Method of Neutral Particle Mass Calculations from Bubble Chamber Images

Question

I am looking into events within bubble chamber images and have come across a stumbling block. It relates to finding masses of neutral particles within bubble chamber images, specifically the mass of the neutral lambda baryon, with an accepted mass of ~1.116 GeV/c^2.

We are looking into lambda baryon decays into a proton and a negative pion, and have been unsuccessful in finding a method of calculating the lambda's mass. Our supervisor referred us to a method called the "Manchester Alpha Parameter", which involves finding the angles at which the decay products are emitted. However, we can find no mention of this method anywhere online.

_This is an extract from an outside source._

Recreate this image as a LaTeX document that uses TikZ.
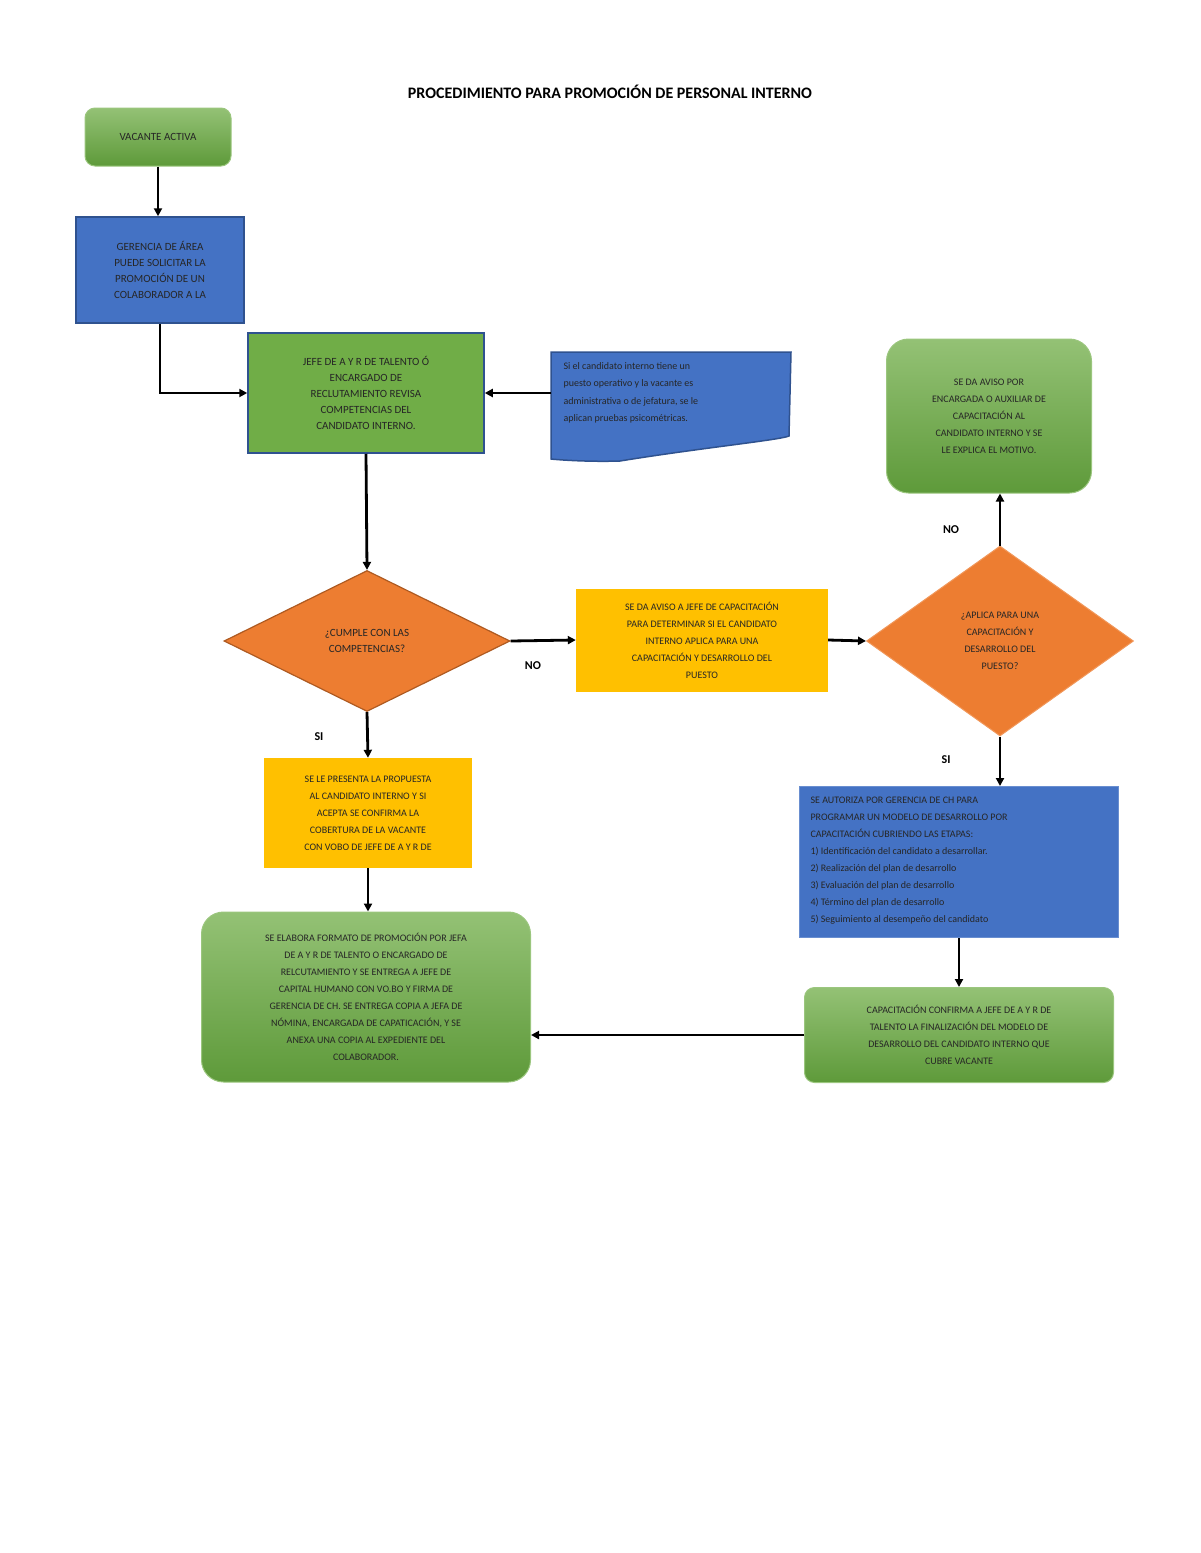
\documentclass[tikz,border=0pt]{standalone}
\usepackage{fontspec}
\setmainfont{Carlito}
\usetikzlibrary{shapes.geometric,arrows.meta}
\definecolor{gr}{HTML}{70AD47}
\definecolor{grd}{HTML}{5E9A3A}
\definecolor{bl}{HTML}{4472C4}
\definecolor{bld}{HTML}{2F528F}
\definecolor{ye}{HTML}{FFC000}
\definecolor{ora}{HTML}{ED7D31}
\definecolor{orad}{HTML}{AE5A21}
\begin{document}
\begin{tikzpicture}[x=1pt,y=-1pt,
 txt/.style={font=\fontsize{11}{16}\selectfont,align=center,text=black!85},
 stxt/.style={font=\fontsize{10}{17}\selectfont,align=center,text=black!85},
 gbox/.style={rounded corners=10pt,top color=gr!75!white,bottom color=grd,draw=gr!70!white,line width=1pt},
 arr/.style={line width=2.8pt,-{Triangle[length=8pt,width=8pt]}}]
\useasboundingbox (0,0) rectangle (1200,1553);
\node[font=\bfseries\fontsize{16}{18}\selectfont] (title) at (610,92) {PROCEDIMIENTO PARA PROMOCIÓN DE PERSONAL INTERNO};
% shapes
\node[gbox,minimum width=146pt,minimum height=58pt,txt] (va) at (158,137) {VACANTE ACTIVA};
\node[fill=bl,draw=bld,line width=1.5pt,minimum width=168pt,minimum height=106pt,txt] (ger) at (160,270) {GERENCIA DE ÁREA\\PUEDE SOLICITAR LA\\PROMOCIÓN DE UN\\COLABORADOR A LA};
\node[fill=gr,draw=bld,line width=1.5pt,minimum width=236pt,minimum height=120pt,txt,inner sep=0pt] (jefe) at (366,393) {JEFE DE A Y R DE TALENTO Ó\\ENCARGADO DE\\RECLUTAMIENTO REVISA\\COMPETENCIAS DEL\\CANDIDATO INTERNO.};
\draw[fill=bl,draw=bld,line width=1.5pt] (551,352) -- (791,352) -- (789,436) .. controls (780,440) and (700,448) .. (620,461) .. controls (590,462) and (560,460) .. (551,459) -- cycle;
\node[stxt,align=left,anchor=north west,font=\fontsize{10}{17.5}\selectfont] (nota) at (560,359) {Si el candidato interno tiene un\\puesto operativo y la vacante es\\administrativa o de jefatura, se le\\aplican pruebas psicométricas.};
\coordinate (notaL) at (551,393);
\node[diamond,fill=ora,draw=orad,line width=1.2pt,minimum width=286pt,minimum height=141pt,inner sep=0pt,txt,aspect=2] (d1) at (367,641) {¿CUMPLE CON LAS\\COMPETENCIAS?};
\node[fill=ye,minimum width=252pt,minimum height=103pt,stxt,inner sep=0pt] (av) at (702,640) {SE DA AVISO A JEFE DE CAPACITACIÓN\\PARA DETERMINAR SI EL CANDIDATO\\INTERNO APLICA PARA UNA\\CAPACITACIÓN Y DESARROLLO DEL\\PUESTO};
\node[diamond,fill=ora,draw=ora!80!white,line width=1pt,minimum width=267pt,minimum height=190pt,inner sep=0pt,stxt,aspect=1.4] (d2) at (1000,641) {¿APLICA PARA UNA\\CAPACITACIÓN Y\\DESARROLLO DEL\\PUESTO?};
\node[gbox,rounded corners=22pt,minimum width=205pt,minimum height=154pt,stxt] (no2) at (989,416) {SE DA AVISO POR\\ENCARGADA O AUXILIAR DE\\CAPACITACIÓN AL\\CANDIDATO INTERNO Y SE\\LE EXPLICA EL MOTIVO.};
\node[fill=ye,minimum width=208pt,minimum height=110pt,stxt,inner sep=0pt] (si1) at (368,813) {SE LE PRESENTA LA PROPUESTA\\AL CANDIDATO INTERNO Y SI\\ACEPTA SE CONFIRMA LA\\COBERTURA DE LA VACANTE\\CON VOBO DE JEFE DE A Y R DE};
\node[gbox,rounded corners=22pt,minimum width=329pt,minimum height=170pt,stxt,inner sep=0pt] (fmt) at (366,997) {SE ELABORA FORMATO DE PROMOCIÓN POR JEFA\\DE A Y R DE TALENTO O ENCARGADO DE\\RELCUTAMIENTO Y SE ENTREGA A JEFE DE\\CAPITAL HUMANO CON VO.BO Y FIRMA DE\\GERENCIA DE CH. SE ENTREGA COPIA A JEFA DE\\NÓMINA, ENCARGADA DE CAPATICACIÓN, Y SE\\ANEXA UNA COPIA AL EXPEDIENTE DEL\\COLABORADOR.};
\node[fill=bl,draw=bl!80!white,line width=1pt,minimum width=319pt,minimum height=151pt,inner sep=0pt] (aut) at (959,862) {};
\node[stxt,align=left,anchor=north west] at (807,793) {SE AUTORIZA POR GERENCIA DE CH PARA\\PROGRAMAR UN MODELO DE DESARROLLO POR\\CAPACITACIÓN CUBRIENDO LAS ETAPAS:\\1) Identificación del candidato a desarrollar.\\2) Realización del plan de desarrollo\\3) Evaluación del plan de desarrollo\\4) Término del plan de desarrollo\\5) Seguimiento al desempeño del candidato};
\node[gbox,minimum width=309pt,minimum height=95pt,stxt,inner sep=0pt] (cap) at (959,1035) {CAPACITACIÓN CONFIRMA A JEFE DE A Y R DE\\TALENTO LA FINALIZACIÓN DEL MODELO DE\\DESARROLLO DEL CANDIDATO INTERNO QUE\\CUBRE VACANTE};
% labels
\node[font=\bfseries\fontsize{12}{14}\selectfont] (l1) at (533,666) {NO};
\node[font=\bfseries\fontsize{12}{14}\selectfont] (l2) at (319,737) {SI};
\node[font=\bfseries\fontsize{12}{14}\selectfont] (l3) at (951,530) {NO};
\node[font=\bfseries\fontsize{12}{14}\selectfont] (l4) at (946,760) {SI};
% arrows
\draw[arr] (va.south) -- (ger.north -| va.south);
\draw[arr] (ger.south) |- (jefe.west);
\draw[arr] (notaL) -- (jefe.east);
\draw[arr] (jefe.south) -- (d1.north);
\draw[arr] (d1.east) -- (av.west);
\draw[arr] (av.east) -- (d2.west);
\draw[arr] (d2.north) -- (no2.south -| d2.north);
\draw[arr] (d2.south) -- (aut.north -| d2.south);
\draw[arr] (d1.south) -- (si1.north);
\draw[arr] (si1.south) -- (fmt.north -| si1.south);
\draw[arr] (aut.south) -- (cap.north);
\draw[arr] (cap.west) -- (fmt.east |- cap.west);
\end{tikzpicture}
\end{document}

I have tried to find other ways of calculating the mass, but they all make comments on the proton's curvature being too small to take reliable measurements from. Are there any methods that I could look into where (by only having access to bubble chamber event images and crude measurement tools i.e. rulers, protractors, etc) we could recover an acceptable mass value for the lambda baryons?

Answer 1

The answer is in the source you provided in a comment: PHY 4822L (Advanced Laboratory): Analysis of a bubble chamber picture. From page 4:

$$p_+\sin{θ}_+ = p_- \sin{θ_-}\qquad\qquad\qquad(2)$$ $$p_0 = p_+\cos{θ_+} + p_-\cos{θ_-}\qquad\qquad(3)$$ $$…$$ Note that there is a redundancy here. That is, if $p_+$, $p_-$, $θ_+$, and $θ_-$ are all known, equation (2) is not needed to find $m_0$. In our two-dimensional case we have two equations (2 and 3), and only one unknown quantity $m_0$, and the system is over-determined. This is fortunate, because sometimes (as here) one of the four measured quantities will have a large experimental error. When this is the case, it is usually advantageous to use only three of the variables and to use equation (2) to calculate the fourth. Alternatively, one may use the over-determination to "fit'' $m_0$, which allows to determine it more precisely.

I have highlighted the most relevant phrase. You don't need to measure the proton momentum – you can calculate it using transverse momentum conservation, i.e. Equation (2).

I believe the "Manchester Alpha Parameter" is $$\alpha =\frac{p_+\cos{θ}_+ - p_- \cos{θ_-}}{p_+\cos{θ}_+ + p_- \cos{θ_-}}$$ from page 5 of "The Early Times of Strange Particles Physics", (Peyrou 1989, CERN/EF 89-1).